WHAT NEEDS TO BE DONE » Search the data for the string "recreates" and extract every line where it appears.
--------------------------------------------------
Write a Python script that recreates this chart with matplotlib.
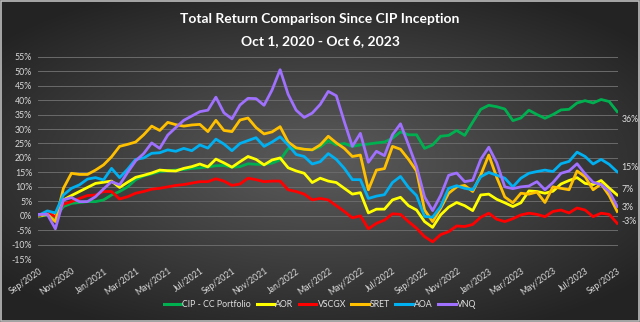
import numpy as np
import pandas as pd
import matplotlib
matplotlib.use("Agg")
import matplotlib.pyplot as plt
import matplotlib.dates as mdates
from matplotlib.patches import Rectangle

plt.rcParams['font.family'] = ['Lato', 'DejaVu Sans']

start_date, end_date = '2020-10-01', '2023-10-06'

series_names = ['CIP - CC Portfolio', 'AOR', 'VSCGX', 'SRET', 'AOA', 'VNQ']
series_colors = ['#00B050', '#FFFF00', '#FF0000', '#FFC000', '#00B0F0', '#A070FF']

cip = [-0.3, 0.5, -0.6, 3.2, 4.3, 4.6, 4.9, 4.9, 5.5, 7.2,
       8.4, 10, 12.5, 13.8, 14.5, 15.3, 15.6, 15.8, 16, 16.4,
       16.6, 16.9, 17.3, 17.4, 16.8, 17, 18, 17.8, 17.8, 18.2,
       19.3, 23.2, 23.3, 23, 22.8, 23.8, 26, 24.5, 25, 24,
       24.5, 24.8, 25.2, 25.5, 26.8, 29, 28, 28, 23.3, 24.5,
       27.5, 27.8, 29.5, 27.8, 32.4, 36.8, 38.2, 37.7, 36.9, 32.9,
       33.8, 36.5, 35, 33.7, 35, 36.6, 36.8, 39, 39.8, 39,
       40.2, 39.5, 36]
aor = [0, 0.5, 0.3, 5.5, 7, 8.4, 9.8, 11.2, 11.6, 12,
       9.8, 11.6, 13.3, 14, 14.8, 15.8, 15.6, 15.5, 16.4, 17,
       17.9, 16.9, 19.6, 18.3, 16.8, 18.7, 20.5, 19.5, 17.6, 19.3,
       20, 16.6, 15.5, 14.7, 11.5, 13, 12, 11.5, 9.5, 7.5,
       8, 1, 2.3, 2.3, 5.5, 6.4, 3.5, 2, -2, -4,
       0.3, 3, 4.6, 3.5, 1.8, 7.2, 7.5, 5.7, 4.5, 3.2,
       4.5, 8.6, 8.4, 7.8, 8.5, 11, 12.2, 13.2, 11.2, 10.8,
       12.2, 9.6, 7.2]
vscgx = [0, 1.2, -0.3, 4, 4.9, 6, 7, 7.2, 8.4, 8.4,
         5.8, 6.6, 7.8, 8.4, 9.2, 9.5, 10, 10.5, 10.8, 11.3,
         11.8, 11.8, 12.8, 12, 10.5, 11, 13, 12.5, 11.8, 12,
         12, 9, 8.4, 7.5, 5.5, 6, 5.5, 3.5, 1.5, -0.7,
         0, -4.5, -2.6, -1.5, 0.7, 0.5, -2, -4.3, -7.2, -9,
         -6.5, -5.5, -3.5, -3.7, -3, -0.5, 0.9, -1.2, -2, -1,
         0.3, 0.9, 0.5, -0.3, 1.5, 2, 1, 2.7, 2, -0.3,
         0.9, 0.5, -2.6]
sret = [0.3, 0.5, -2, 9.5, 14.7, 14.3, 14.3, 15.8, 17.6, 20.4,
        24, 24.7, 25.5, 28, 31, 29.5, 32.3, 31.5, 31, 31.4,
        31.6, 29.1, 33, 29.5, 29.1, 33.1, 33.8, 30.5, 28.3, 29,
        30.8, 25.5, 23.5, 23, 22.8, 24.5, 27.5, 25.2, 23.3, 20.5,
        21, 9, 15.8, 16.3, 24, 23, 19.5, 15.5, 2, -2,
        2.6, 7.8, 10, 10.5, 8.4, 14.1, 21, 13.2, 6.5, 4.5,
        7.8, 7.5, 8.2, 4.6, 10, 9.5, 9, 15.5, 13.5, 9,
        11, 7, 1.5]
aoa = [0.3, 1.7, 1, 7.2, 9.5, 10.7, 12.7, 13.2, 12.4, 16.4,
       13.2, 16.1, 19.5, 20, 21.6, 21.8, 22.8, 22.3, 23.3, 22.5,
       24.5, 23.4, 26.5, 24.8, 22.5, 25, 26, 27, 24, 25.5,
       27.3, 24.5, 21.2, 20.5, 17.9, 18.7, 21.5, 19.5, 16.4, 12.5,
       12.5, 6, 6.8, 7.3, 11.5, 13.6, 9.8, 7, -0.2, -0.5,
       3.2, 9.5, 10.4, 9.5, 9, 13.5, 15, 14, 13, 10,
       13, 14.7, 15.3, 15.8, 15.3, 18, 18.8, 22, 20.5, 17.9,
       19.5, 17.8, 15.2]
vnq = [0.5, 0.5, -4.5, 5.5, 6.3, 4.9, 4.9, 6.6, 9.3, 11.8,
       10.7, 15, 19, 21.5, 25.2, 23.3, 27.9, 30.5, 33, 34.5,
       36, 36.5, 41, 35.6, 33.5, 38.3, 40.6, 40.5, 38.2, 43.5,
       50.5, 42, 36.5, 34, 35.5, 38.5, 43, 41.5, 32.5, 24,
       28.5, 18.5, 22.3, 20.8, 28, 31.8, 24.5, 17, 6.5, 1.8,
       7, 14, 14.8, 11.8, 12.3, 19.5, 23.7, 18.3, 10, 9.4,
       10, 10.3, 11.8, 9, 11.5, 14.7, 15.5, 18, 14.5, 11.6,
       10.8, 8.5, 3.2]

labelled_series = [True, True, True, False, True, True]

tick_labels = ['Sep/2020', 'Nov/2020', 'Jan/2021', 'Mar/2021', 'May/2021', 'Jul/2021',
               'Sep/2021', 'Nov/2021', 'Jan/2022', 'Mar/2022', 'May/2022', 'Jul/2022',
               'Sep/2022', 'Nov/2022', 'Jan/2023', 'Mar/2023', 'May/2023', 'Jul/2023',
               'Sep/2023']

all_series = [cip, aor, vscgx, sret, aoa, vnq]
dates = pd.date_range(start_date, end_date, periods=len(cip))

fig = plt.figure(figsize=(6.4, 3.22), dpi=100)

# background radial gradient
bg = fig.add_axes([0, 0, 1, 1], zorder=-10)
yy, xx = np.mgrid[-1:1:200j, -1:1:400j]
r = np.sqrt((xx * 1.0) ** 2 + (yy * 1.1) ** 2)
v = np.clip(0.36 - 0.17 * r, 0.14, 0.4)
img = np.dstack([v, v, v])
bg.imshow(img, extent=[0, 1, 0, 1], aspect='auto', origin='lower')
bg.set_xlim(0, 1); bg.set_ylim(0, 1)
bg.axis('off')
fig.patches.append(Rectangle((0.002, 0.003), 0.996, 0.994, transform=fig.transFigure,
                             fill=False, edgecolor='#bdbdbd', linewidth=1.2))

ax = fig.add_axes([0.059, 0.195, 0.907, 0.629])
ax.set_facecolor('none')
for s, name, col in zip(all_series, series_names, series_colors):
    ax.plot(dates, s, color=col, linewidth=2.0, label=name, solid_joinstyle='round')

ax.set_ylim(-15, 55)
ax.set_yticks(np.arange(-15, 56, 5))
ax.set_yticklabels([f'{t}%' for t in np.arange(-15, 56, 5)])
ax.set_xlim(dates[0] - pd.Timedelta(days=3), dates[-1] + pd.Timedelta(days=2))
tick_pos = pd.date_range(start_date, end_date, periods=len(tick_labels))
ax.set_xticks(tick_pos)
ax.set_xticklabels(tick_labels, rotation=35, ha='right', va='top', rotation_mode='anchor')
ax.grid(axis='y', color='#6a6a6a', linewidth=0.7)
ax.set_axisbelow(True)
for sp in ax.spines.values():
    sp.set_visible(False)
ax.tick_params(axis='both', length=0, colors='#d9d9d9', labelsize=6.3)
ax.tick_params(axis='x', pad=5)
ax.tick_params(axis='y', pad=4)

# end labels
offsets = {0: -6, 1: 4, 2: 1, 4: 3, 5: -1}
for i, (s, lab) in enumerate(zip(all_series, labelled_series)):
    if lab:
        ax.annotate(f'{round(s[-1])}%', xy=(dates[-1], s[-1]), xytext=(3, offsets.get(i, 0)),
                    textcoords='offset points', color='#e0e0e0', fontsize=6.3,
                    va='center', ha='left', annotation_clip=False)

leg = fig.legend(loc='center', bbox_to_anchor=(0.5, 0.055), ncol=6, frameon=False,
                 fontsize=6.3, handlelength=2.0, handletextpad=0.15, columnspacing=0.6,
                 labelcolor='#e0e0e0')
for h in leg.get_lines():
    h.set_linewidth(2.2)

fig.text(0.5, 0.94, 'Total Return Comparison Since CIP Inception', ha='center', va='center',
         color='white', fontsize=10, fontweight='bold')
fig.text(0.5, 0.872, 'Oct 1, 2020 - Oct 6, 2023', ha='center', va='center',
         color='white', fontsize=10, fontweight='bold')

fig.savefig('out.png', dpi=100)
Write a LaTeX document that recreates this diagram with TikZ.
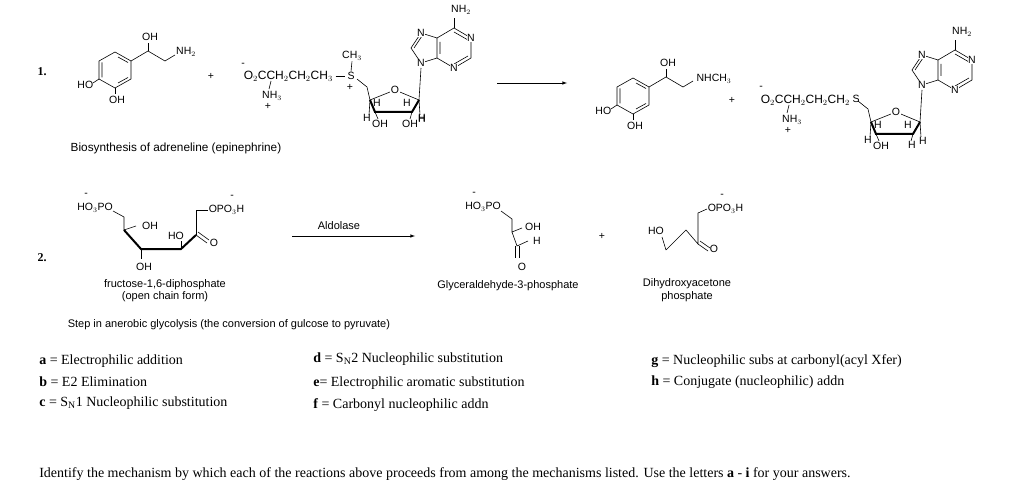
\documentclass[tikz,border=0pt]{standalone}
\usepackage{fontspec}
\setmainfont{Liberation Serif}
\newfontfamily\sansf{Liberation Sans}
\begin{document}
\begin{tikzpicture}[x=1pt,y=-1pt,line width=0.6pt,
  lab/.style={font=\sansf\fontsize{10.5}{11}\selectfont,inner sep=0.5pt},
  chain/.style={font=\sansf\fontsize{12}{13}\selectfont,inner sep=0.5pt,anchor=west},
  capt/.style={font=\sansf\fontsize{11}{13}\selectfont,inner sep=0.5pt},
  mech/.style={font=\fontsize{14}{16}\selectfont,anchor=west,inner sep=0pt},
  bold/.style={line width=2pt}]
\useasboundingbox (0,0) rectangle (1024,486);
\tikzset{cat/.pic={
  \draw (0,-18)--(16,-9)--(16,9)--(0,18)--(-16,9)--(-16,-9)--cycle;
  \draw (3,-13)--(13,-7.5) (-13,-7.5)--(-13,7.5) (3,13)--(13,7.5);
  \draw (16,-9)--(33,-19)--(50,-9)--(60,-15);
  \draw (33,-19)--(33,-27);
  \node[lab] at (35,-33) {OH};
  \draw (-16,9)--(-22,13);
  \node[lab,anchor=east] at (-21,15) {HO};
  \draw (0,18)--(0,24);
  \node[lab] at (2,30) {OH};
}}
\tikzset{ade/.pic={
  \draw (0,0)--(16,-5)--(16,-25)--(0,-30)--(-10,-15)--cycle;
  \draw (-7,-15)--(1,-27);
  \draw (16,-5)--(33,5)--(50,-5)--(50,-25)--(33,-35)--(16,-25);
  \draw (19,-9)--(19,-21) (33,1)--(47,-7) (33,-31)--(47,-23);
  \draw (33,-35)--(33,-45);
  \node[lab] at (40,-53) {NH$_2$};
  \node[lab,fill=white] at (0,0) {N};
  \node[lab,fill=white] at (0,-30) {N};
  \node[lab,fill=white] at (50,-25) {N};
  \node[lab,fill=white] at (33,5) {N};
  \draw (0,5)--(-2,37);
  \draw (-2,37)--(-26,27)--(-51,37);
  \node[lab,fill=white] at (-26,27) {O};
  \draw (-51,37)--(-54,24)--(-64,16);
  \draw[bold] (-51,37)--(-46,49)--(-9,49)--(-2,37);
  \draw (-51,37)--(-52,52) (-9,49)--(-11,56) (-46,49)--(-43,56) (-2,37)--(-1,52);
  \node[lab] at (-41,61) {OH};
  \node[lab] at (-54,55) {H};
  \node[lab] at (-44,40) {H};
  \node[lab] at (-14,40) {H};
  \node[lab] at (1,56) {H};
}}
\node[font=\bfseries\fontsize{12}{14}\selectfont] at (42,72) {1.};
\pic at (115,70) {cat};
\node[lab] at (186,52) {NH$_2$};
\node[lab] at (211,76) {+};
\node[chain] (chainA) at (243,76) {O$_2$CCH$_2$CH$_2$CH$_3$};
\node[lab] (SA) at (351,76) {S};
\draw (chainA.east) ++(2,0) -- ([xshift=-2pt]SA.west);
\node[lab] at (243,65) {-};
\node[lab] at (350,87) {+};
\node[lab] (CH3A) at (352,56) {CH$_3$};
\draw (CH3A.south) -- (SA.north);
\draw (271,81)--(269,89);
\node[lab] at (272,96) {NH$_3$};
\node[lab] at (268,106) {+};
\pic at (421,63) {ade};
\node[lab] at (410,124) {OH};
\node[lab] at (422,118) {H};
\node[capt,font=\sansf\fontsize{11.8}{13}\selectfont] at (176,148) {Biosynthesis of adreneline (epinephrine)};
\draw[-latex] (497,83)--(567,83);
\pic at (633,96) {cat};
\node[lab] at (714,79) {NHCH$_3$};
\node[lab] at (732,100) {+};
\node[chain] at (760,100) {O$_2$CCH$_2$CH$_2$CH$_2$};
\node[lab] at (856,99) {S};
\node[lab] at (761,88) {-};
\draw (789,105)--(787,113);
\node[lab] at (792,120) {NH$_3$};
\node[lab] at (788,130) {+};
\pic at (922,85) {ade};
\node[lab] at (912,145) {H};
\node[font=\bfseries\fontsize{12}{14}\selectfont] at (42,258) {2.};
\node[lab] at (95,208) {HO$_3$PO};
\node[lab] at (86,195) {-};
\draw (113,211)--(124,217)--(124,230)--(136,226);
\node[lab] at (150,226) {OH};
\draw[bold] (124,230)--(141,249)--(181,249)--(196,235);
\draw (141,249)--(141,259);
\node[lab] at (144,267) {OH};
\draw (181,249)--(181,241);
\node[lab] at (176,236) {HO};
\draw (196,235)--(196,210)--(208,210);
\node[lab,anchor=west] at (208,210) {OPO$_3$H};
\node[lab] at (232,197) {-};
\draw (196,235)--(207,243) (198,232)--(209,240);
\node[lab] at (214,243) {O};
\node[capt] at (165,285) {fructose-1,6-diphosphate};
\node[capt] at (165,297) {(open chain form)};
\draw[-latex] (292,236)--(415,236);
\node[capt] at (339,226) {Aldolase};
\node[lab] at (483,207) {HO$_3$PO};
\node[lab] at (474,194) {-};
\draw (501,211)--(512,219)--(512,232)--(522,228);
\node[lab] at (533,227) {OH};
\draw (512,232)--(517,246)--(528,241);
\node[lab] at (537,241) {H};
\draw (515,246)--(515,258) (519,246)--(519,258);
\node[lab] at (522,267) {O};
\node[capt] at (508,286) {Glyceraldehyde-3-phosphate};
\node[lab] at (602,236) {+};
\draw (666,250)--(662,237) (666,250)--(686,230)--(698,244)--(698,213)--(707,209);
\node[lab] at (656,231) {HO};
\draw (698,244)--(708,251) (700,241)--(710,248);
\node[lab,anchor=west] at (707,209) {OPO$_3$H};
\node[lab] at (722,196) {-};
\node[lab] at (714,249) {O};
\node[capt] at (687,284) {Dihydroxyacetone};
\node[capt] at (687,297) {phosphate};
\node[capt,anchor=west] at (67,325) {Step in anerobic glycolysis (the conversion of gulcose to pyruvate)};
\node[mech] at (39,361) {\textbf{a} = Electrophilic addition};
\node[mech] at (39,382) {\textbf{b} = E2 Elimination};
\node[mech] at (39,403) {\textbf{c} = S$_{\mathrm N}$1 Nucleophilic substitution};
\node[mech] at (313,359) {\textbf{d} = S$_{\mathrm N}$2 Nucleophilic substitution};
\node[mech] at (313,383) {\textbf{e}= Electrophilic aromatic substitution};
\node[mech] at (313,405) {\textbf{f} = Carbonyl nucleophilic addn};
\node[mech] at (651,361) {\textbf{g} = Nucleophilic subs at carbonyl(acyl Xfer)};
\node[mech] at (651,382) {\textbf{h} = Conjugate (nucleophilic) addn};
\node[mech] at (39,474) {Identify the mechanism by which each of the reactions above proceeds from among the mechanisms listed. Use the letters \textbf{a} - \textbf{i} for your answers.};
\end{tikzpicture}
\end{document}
--------------------------------------------------
TASK ANSWER »
Write a Python script that recreates this chart with matplotlib.
Write a LaTeX document that recreates this diagram with TikZ.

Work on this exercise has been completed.